__YOUR GOAL__: Go through the material below and copy each line where the word "code" appears.

-- Start of RECORDED DATA --

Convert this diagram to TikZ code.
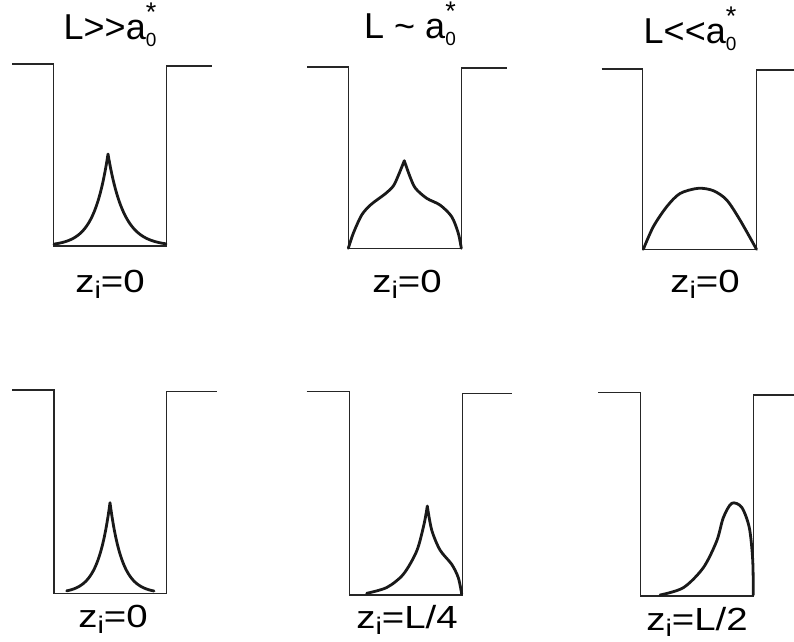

-- End of RECORDED DATA --
-- Start of RECORDED DATA --

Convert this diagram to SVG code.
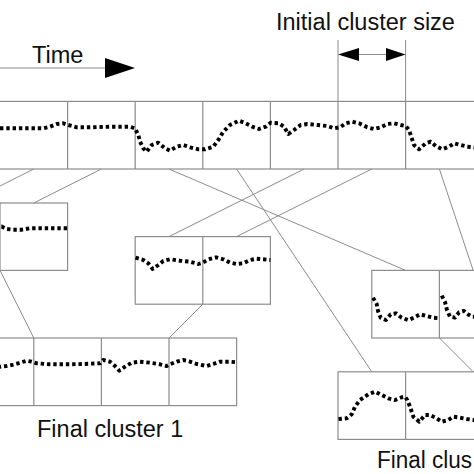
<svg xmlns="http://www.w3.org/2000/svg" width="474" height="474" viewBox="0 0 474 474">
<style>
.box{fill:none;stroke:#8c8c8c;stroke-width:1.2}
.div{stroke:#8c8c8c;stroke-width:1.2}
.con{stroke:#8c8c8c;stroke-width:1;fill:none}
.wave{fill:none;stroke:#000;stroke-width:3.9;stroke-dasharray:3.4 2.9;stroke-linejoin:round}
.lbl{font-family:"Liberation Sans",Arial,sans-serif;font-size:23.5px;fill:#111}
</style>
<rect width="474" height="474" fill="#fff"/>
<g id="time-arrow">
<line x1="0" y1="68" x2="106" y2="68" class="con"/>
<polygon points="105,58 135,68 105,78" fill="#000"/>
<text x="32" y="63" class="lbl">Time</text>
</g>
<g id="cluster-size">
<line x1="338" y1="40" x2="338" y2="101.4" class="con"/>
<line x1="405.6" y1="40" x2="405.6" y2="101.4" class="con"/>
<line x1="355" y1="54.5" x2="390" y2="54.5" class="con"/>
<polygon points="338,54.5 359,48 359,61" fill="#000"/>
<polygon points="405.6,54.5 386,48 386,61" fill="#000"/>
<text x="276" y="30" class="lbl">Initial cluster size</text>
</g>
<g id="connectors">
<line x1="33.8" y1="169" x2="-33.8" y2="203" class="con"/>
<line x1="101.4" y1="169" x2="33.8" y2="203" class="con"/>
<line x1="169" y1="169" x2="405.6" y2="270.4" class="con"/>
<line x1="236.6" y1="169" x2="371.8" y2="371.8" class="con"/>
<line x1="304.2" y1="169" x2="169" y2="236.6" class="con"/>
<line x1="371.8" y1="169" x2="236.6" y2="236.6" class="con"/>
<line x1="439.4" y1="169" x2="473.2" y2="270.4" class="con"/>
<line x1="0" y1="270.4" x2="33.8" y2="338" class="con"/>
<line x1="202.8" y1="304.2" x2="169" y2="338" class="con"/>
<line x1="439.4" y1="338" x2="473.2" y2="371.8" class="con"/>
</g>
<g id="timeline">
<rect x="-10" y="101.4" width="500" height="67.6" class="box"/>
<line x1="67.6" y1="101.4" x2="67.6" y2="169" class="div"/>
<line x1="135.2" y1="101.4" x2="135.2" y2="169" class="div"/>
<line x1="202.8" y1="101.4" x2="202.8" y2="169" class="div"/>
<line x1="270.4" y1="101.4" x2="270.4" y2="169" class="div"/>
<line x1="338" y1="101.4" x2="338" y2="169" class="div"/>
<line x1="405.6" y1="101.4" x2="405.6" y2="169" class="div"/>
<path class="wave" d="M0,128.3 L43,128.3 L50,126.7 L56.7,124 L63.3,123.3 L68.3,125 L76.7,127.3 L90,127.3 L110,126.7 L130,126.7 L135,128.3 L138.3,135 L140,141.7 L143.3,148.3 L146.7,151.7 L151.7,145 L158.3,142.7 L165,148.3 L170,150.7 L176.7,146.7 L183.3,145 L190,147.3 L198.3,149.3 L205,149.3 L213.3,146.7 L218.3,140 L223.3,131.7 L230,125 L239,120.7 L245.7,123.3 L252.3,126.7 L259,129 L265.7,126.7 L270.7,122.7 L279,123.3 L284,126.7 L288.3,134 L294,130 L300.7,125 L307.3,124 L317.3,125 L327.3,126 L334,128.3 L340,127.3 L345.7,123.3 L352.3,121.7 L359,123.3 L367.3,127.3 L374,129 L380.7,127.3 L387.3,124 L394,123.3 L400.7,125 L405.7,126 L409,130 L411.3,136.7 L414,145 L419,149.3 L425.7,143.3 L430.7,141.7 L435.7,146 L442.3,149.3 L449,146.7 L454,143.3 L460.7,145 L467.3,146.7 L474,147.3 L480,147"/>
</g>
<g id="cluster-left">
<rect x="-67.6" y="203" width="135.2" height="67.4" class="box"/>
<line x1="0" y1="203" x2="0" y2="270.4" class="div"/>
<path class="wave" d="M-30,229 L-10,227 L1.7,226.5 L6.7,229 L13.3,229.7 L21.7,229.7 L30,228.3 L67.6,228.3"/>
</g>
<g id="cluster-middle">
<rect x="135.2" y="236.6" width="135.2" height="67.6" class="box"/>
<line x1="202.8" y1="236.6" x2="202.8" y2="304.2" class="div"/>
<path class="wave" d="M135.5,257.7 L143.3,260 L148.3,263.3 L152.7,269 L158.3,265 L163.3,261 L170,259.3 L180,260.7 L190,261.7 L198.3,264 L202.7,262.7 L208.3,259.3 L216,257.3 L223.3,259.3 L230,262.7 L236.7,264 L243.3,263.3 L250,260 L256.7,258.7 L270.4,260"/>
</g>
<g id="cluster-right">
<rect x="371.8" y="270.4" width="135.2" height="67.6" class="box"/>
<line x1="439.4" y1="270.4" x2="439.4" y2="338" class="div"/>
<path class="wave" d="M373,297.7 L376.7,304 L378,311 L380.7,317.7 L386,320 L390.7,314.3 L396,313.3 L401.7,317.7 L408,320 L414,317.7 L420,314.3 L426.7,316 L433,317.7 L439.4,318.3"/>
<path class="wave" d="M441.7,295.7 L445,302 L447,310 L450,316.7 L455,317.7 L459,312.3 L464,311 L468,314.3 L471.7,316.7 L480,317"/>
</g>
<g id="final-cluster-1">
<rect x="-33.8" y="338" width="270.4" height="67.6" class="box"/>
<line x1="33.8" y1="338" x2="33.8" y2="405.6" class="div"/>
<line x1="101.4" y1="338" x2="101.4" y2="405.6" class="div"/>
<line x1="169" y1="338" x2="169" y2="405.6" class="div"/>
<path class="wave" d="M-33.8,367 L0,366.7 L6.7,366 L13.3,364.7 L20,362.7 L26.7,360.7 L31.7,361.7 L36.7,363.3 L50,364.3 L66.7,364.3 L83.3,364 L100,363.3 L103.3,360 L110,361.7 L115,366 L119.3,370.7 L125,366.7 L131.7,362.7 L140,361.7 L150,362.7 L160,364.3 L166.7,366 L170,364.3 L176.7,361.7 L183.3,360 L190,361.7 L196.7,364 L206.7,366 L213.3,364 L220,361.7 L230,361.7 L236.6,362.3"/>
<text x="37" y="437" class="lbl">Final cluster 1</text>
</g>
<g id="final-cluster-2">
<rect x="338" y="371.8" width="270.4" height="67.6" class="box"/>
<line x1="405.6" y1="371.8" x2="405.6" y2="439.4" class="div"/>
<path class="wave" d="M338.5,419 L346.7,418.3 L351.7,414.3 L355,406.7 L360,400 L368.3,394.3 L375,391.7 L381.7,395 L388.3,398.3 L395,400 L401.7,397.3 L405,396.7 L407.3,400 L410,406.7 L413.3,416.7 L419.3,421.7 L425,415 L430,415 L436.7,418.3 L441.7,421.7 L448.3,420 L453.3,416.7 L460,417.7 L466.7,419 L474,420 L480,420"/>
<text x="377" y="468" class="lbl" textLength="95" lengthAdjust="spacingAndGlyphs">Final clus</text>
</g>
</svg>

-- End of RECORDED DATA --

__COMPLETE ANSWER__:
Convert this diagram to TikZ code.
Convert this diagram to SVG code.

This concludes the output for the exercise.